Josef Bican, the Austrian-Czech striker widely regarded as one of the greatest goalscorers in football history, died on December 12, 2001, at age 88. He scored over 950 goals in official matches, including a record 518 in top-flight European league play, and was named the greatest goalscorer of the 20th century by the IFFHS.

On December 12, 2001, the football world mourned the passing of Josef Bican, a man whose name became synonymous with goalscoring excellence. At the age of 88, the Austrian-Czech striker died in Prague, leaving behind a legacy that still ignites debates among statisticians and fans alike. Bican’s tally of over 950 official goals—an extraordinary feat that includes 518 strikes in top-flight European league play, a record that remains unsurpassed—cemented his status as one of the sport’s most lethal finishers. Just a year earlier, the International Federation of Football History & Statistics (IFFHS) had crowned him the greatest goalscorer of the 20th century, an honor that reflected both his prolific output and the enduring mystique of a career that spanned an era of war, political shifts, and the raw, unfiltered beauty of early football.

The Makings of a Legend

Josef Bican was born on September 25, 1913, in the Favoriten district of Vienna, then part of the Austro-Hungarian Empire. His early life was steeped in hardship. His father, František, a former footballer for Hertha Vienna, died in 1921 from an untreated kidney injury sustained during a match, plunging the family into poverty. Young Josef often played barefoot, using a makeshift ball crafted from old rags—a circumstance that honed his extraordinary ball control. His mother, Ludmila, worked grueling hours at a restaurant, and the family’s struggles forced Bican to seek odd jobs at a parquet factory and later a dye works to survive.

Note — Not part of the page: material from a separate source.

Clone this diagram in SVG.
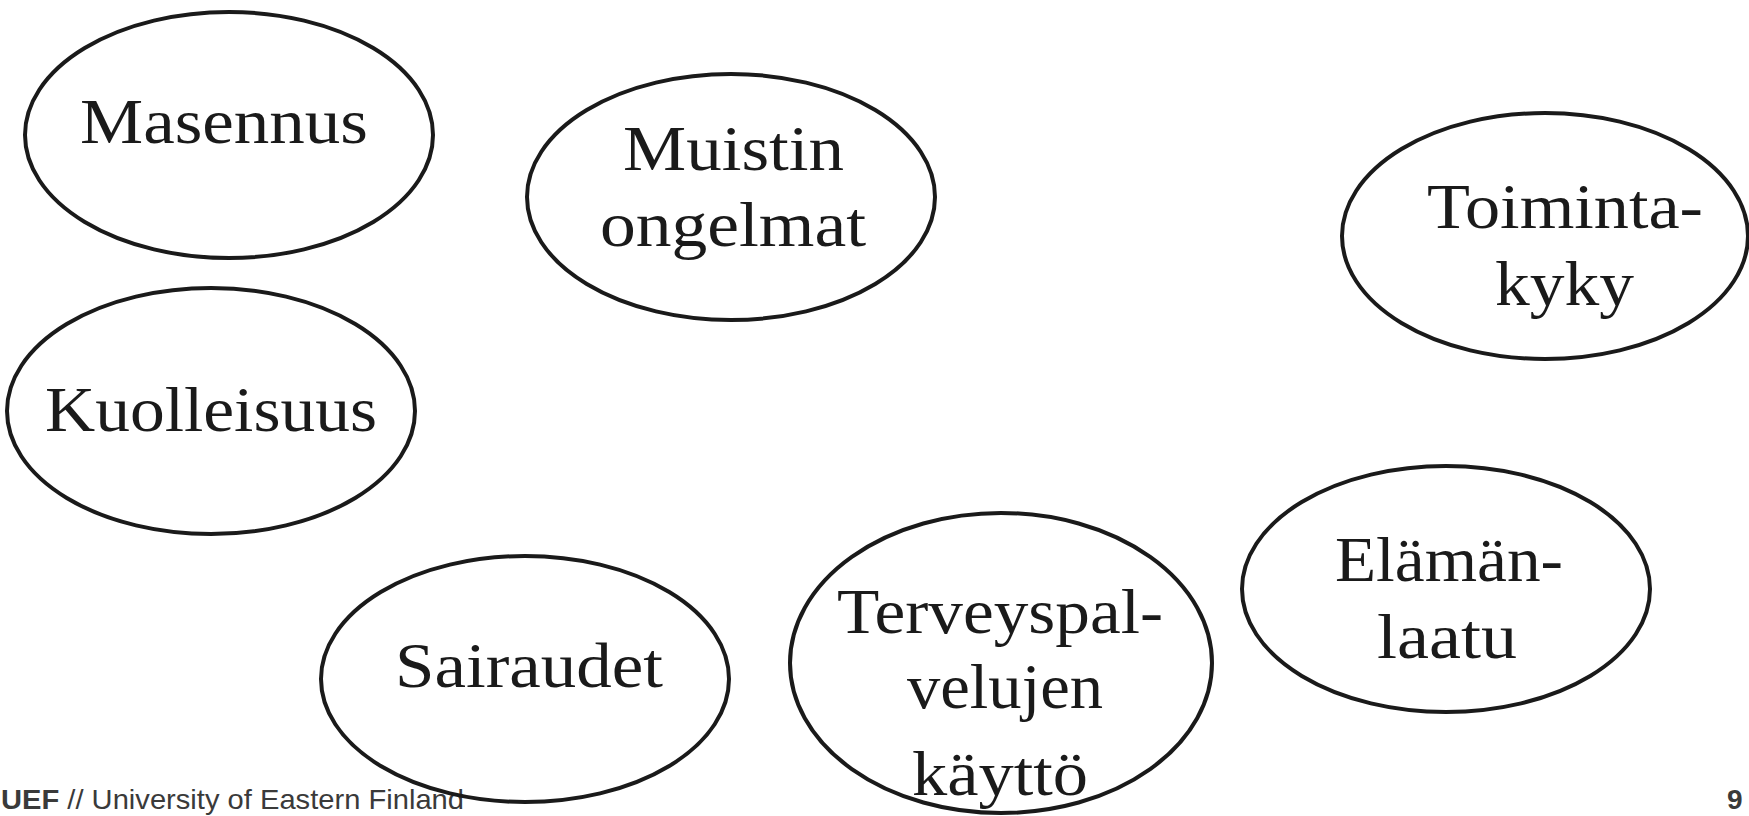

Football became both an escape and a livelihood. At 12, Bican joined the youth ranks of Hertha Vienna, the club his father had served and where his idol, the legendary Matthias Sindelar, had begun. It was here that his goalscoring instinct first surfaced: a club official promised him a shilling for each goal, and Bican responded by netting twice in his debut. His move to the factory team Schustek at 15 saw him score three times in a friendly against Nord Vienna, a performance that even prompted his protective mother to charge onto the pitch after a rough tackle, umbrella in hand. These raw beginnings forged a player of rare determination and skill.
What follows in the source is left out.